Seit 25 Jahren unterstützt das Tübinger Ethik-Zentrum die Wissenschaft in vielen Bereichen auf ihrer Suche nach dem richtigen Handeln im Sinn eines guten Lebens.

Tübingen - Vor 30 Jahren begann alles mit einem Gesprächskreis, vor 25 Jahren ging daraus ein Institut hervor, das es in Deutschland so noch nicht gab: das „Internationale Institut für Ethik in den Wissenschaften“. Die Betonung liegt auf dem kleinen Wort „in“. Es soll gerade nicht darum gehen, Entwicklungen von einem philosophischen Standpunkt aus zu betrachten, nachdem diese abgeschlossen sind. Bei einem Festakt in Tübingen zum Doppeljubiläum formulierte Wissenschaftsministerin Theresia Bauer (Grüne) eine Kernbotschaft des Ethikinstituts: „Wissenschaft darf ethische Betrachtungsweisen nicht anderen überlassen, Wissenschaft soll ihr Handeln selbst reflektieren, informieren und sprechfähig sein“. Die Ministerin sprach die aktuelle Diskussion über Tierversuche in Tübingen an: Die schrillen Töne dominierten auch wegen der Sprachlosigkeit der Wissenschaft. „Die hat sich aus der Debatte herausgehalten“, sagte die Ministerin vor 160 Gästen.

 

„Wir haben Neuland betreten“

Gründer des Gesprächskreises und bis 2001 Sprecher des Instituts ist Dietmar Mieth, emeritierter Professor für Theologische Ethik. Er legte von Beginn an großen Wert auf einen interdisziplinären Diskurs. „Wir haben mit dem Ethikzentrum Neuland betreten“, sagt Mieth. Aktuelle Sprecherin ist Regina Ammicht Quinn. Sie beobachtet, dass sich das Spektrum der Themen ständig erweitere. Sie erwähnte eine „rasante Nachfrage, kombiniert mit Misstrauen“. Zum einen sei da der Wunsch nach einem Stempel mit der Aufschrift „ethisch geprüft“, zum anderen die Angst, dass ethische Erwägungen Forschung und Lehre einschränken könnten und somit Selbstbestimmung und Freiheit bedrohten. „Wir erfüllen beide Erwartungen nicht“, betonte sie. Ethiker könnten in der Regel weder schnell die Welt retten, noch wollen sie andere Personen, Institutionen oder Systeme in ihrer Freiheit bedrohen. Die Ethik frage vielmehr nach dem richtigen Handeln und dem guten Leben und setze auf das gute Argument. Die Herausforderung bestehe darin, die ethischen Dimensionen der wissenschaftlichen Erkenntnisse und Techniken zu erkennen sowie Handlungsalternativen abzuwägen. „Zugleich gilt es, die ethische Diskussion nicht nur innerhalb des akademischen Kontexts zu führen, sondern ebenso mit der Politik und der Gesellschaft“, so lautet die Maxime des ältesten Ethikzentrums in Deutschland.

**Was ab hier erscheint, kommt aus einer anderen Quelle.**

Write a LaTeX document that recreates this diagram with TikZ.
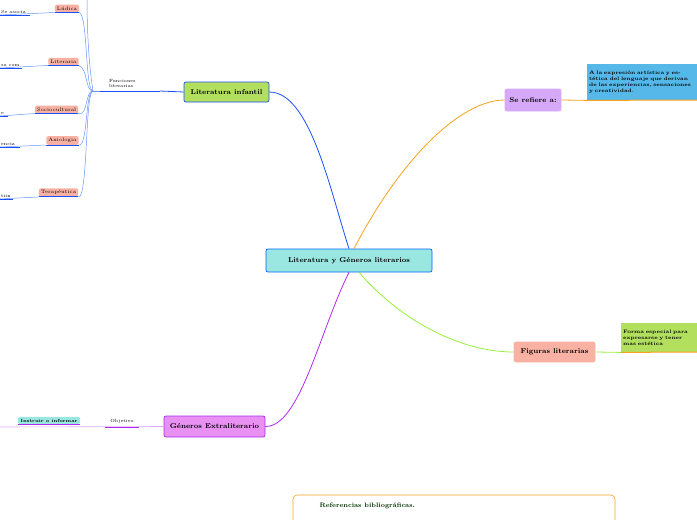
\documentclass[tikz,border=0pt]{standalone}
\begin{document}
\begin{tikzpicture}[x=1pt,y=-1pt,
  font=\bfseries,
  topic/.style={draw, rounded corners=2pt, line width=0.7pt, inner sep=3pt, font=\bfseries\fontsize{7}{8}\selectfont, anchor=center},
  sub/.style={fill=#1, rounded corners=1.5pt, inner sep=2pt, font=\fontsize{5}{6}\selectfont},
  note/.style={font=\fontsize{4.5}{5.5}\selectfont, inner sep=1pt},
  bl/.style={draw=blue!70!cyan!60, line width=0.5pt}]
\useasboundingbox (0,0) rectangle (697,520);
\definecolor{cyanbox}{HTML}{9AE6E0}
\definecolor{grn}{HTML}{B2E05E}
\definecolor{purp}{HTML}{D5A9F7}
\definecolor{bluebox}{HTML}{56B8E8}
\definecolor{pnk}{HTML}{F9B1A3}
\definecolor{mag}{HTML}{E891F2}
\definecolor{bluel}{HTML}{1A4FFF}
\definecolor{orl}{HTML}{F7A21E}
\definecolor{grl}{HTML}{98F03A}
\definecolor{pul}{HTML}{B02AF0}

\node[topic, fill=cyanbox, draw=blue!60!cyan, minimum width=166pt, minimum height=23pt] (c) at (349,260.5) {Literatura y Géneros literarios};
\node[topic, fill=grn, draw=bluel, minimum width=85pt, minimum height=20pt] (li) at (226.5,92) {Literatura infantil};
\node[topic, fill=purp, draw=purp, minimum width=56pt, minimum height=22pt] (sr) at (533,100) {Se refiere a:};
\node[topic, fill=pnk, draw=pnk, minimum width=81pt, minimum height=20pt] (fl) at (554.5,352) {Figuras literarias};
\node[topic, fill=mag, draw=pul, minimum width=101pt, minimum height=21pt] (ge) at (214.5,426.5) {Géneros Extraliterario};

\node[fill=bluebox, anchor=north west, text width=106pt, align=left, font=\bfseries\fontsize{5}{6}\selectfont, inner sep=2pt, minimum height=36pt] (bt) at (587,64) {A la expresión artística y estética del lenguaje que derivan de las experiencias, sensaciones y creatividad.};
\draw[orl, line width=1pt] (bt.south west) -- (697,100);
\node[fill=grn, anchor=north west, text width=72pt, align=left, font=\bfseries\fontsize{5}{6}\selectfont, inner sep=2pt, minimum height=29pt] (gt) at (621,323) {Forma especial para expresarse y tener mas estética};
\draw[orl, line width=1pt] (gt.south west) -- (697,352);

\draw[bluel, line width=0.8pt] (c.north) .. controls (330,190) and (310,92) .. (li.east);
\draw[orl, line width=0.8pt] (c.north) ++(5,0) coordinate (co) .. controls (400,160) and (460,100) .. (sr.west);
\draw[orl, line width=0.8pt] (sr.east) -- (bt.south west);
\draw[grl, line width=0.8pt] (c.south) ++(10,0) coordinate (cg) .. controls (400,320) and (460,352) .. (fl.west);
\draw[grl, line width=0.8pt] (fl.east) -- (gt.south west);
\draw[pul, line width=0.8pt] (c.south) .. controls (320,330) and (300,427) .. (ge.east);

% left branch
\coordinate (fj) at (93,91);
\node[note, anchor=south west, align=left] (fn) at (108,89) {Funciones\\literarias};
\draw[bluel, line width=0.8pt] (li.west) -- (160,91);
\draw[bl] (160,91) -- (fj);
\draw[bluel, line width=1pt] (100,91) -- (160,91);

\foreach \n/\t/\x/\y/\l/\lx/\lw in {a/Lúdica/67/8.5/Se asocia/0/30, b/Literaria/63.5/61.5/sa com/0/22, d/Sociocultural/56.5/109.5/e/0/8, e/Axiologia/62.5/140.5/encia/0/20, f/Terapéutica/58.5/192.5/tiin/0/13}{
  \node[sub=pnk] (\n) at (\x,\y) {\t};
  \draw[bl] (fj) .. controls (85,91) and (88,\y+7) .. (\n.south east);
  \draw[bluel, line width=1pt] (\n.south west) -- (\n.south east);
  \draw[bl] (\n.south west) -- (0,\y+6.5);
  \draw[bluel, line width=1pt] (0,\y+6.5) -- (\lw,\y+6.5);
  \node[note, anchor=south west, font=\fontsize{4.5}{5.5}\selectfont] at (\lx,\y+6) {\l};
}
\draw[bl] (fj) .. controls (88,60) and (87,20) .. (87,0);

% bottom-left branch
\draw[pul!40, line width=0.6pt] (ge.west) -- (0,427);
\node[note, anchor=south] (ob) at (122,425) {Objetivo};
\draw[pul, line width=1pt] (105,427) -- (139,427);
\node[sub=cyanbox, font=\bfseries\fontsize{4.5}{5.5}\selectfont, minimum width=62pt] (ins) at (49,420.5) {Instruir o informar};
\draw[pul, line width=1pt] (ins.south west) -- (ins.south east);

\draw[orl, rounded corners=4pt, line width=0.6pt] (293,525) -- (293,495) -- (615,495) -- (615,525);
\node[anchor=west, text=green!20!black, font=\bfseries\fontsize{6.5}{7}\selectfont] (ref) at (316,505.5) {Referencias bibliográficas.};
\end{tikzpicture}
\end{document}
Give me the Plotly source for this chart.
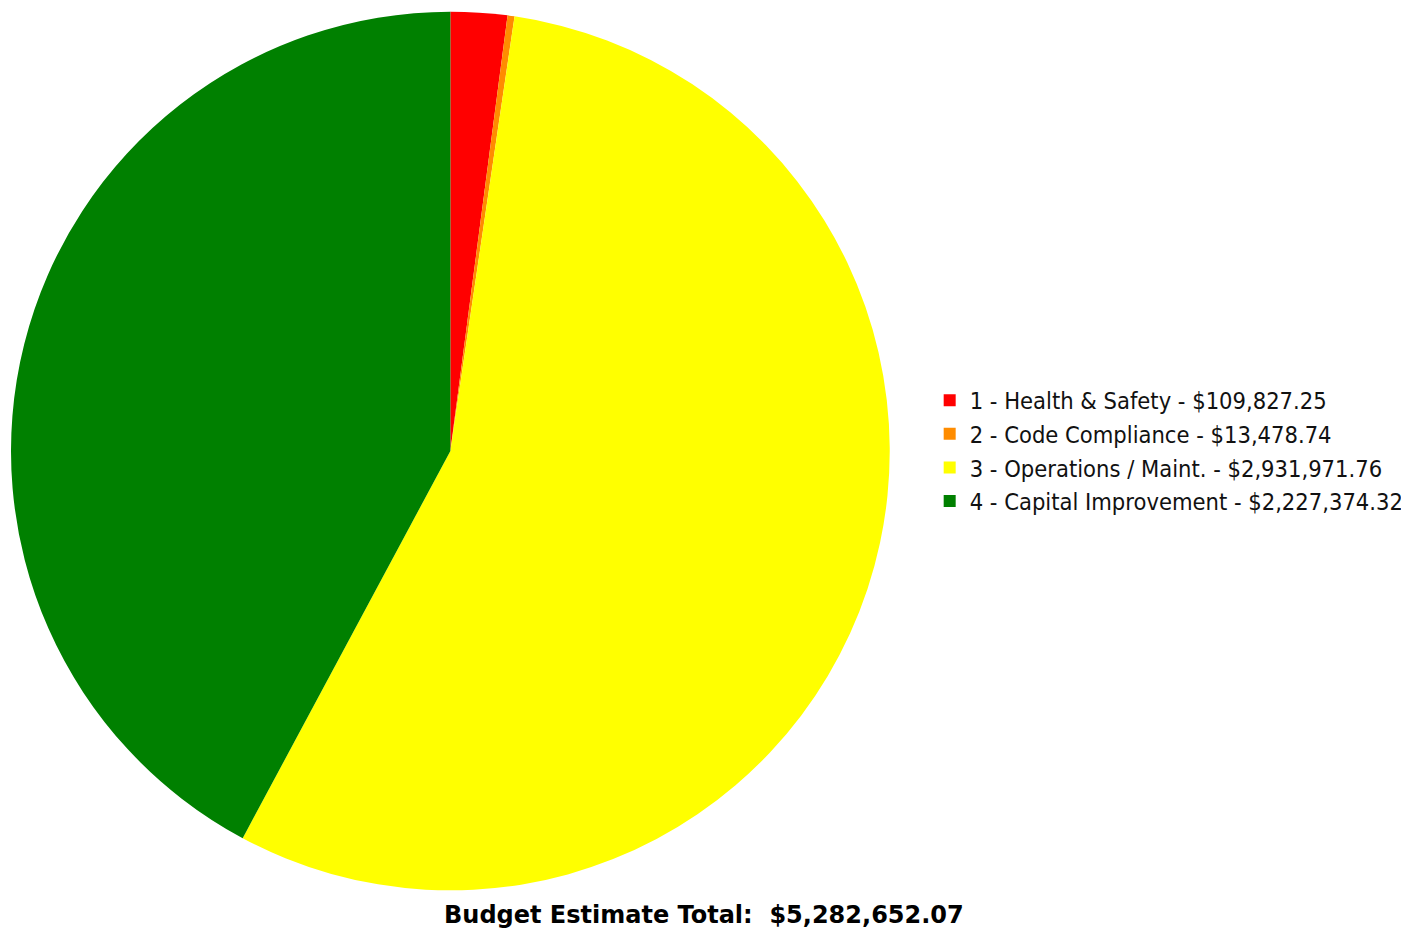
import plotly.graph_objects as go

categories = ["1 - Health & Safety", "2 - Code Compliance", "3 - Operations / Maint.", "4 - Capital Improvement"]
values = [109827.25, 13478.74, 2931971.76, 2227374.32]
colors = ["#ff0000", "#ff8c00", "#ffff00", "#008000"]
total_label = "Budget Estimate Total:"

labels = [f"{c} - ${v:,.2f}" for c, v in zip(categories, values)]
total = sum(values)

# page has an 8px body margin; work in figure coordinates
OFF = 8
W, H = 1401, 923


def px(x):
    return (x - OFF) / W


def py(y):
    return 1 - (y - OFF) / H


fig = go.Figure(go.Pie(
    labels=labels, values=values, sort=False, direction="clockwise", rotation=0,
    marker=dict(colors=colors, line=dict(width=0)),
    textinfo="none", hoverinfo="label+percent",
    domain=dict(x=[px(11), px(891)], y=[py(891), py(11)]),
))
fig.add_annotation(
    text=f"<b>{total_label}  ${total:,.2f}</b>", x=px(705), y=py(915),
    xref="paper", yref="paper", xanchor="center", yanchor="middle", showarrow=False,
    font=dict(family="DejaVu Sans", size=24, color="#000000"),
)
fig.update_layout(
    width=W, height=H, margin=dict(l=0, r=0, t=0, b=0),
    paper_bgcolor="white", plot_bgcolor="white",
    font=dict(family="DejaVu Sans Condensed, DejaVu Sans", color="#000000"),
    legend=dict(x=px(931), y=py(451), xanchor="left", yanchor="middle",
                font=dict(size=23.5, color="#111111"), bgcolor="rgba(0,0,0,0)"),
)
fig.write_html("out.html")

Ein Projekt betrifft die Werbung auf dem PC

Rund 60 Mitarbeiter beschäftigt das Institut, viele von ihnen davon auf Zeit, weil sie sich mit einem bestimmten Projektbeschäftigen. Zu der Handvoll Festangestellter gehört die Philosophin Uta Müller, die seit 2002 als wissenschaftliche Mitarbeiterin am Ethikinstitut forscht. Eines ihrer aktuellen Projekte dreht sich um ethische Fragen der Werbung im digitalen Zeitzalter. „Wir untersuchen, ob sich die Werbeproduzenten über die Ethik Gedanken machen“, berichtet sie über die noch nicht abgeschlossene Arbeit.

In der digitale Welt sei unklar, wen die Werbung erreicht, oder „was Kinder im Netz so anschauen“. Werbung stecke überall drin, als Beispiel nennt sie eine Internet-Story für Kinder, bei der ferne Reiseziele eine Rolle spielen. Wenn die kleinen Betrachter einen bestimmten Button drücken, biete ein Reiseveranstalter sogleich Reisen zu den Zielen der Kindergeschichte an. Uta Müller wird wohl belegen können, dass sich viele Werber und Produzenten über ethische Fragen kaum Gedanken machen oder vor ethischen Problemen die Augen verschließen. Die Projekte haben eine große Bandbreite, sie reichen von Medizin- und Bioethik, Sicherheitsethik, Umwelt- und Wirtschaftsethik hin zu Betrachtungen in Kultur oder Bildung. Festrednerin Gesine Schwan betonte einen Aspekt: „Transparenz ist für die ethische Beurteilung unverzichtbar“, sagte die Professorin.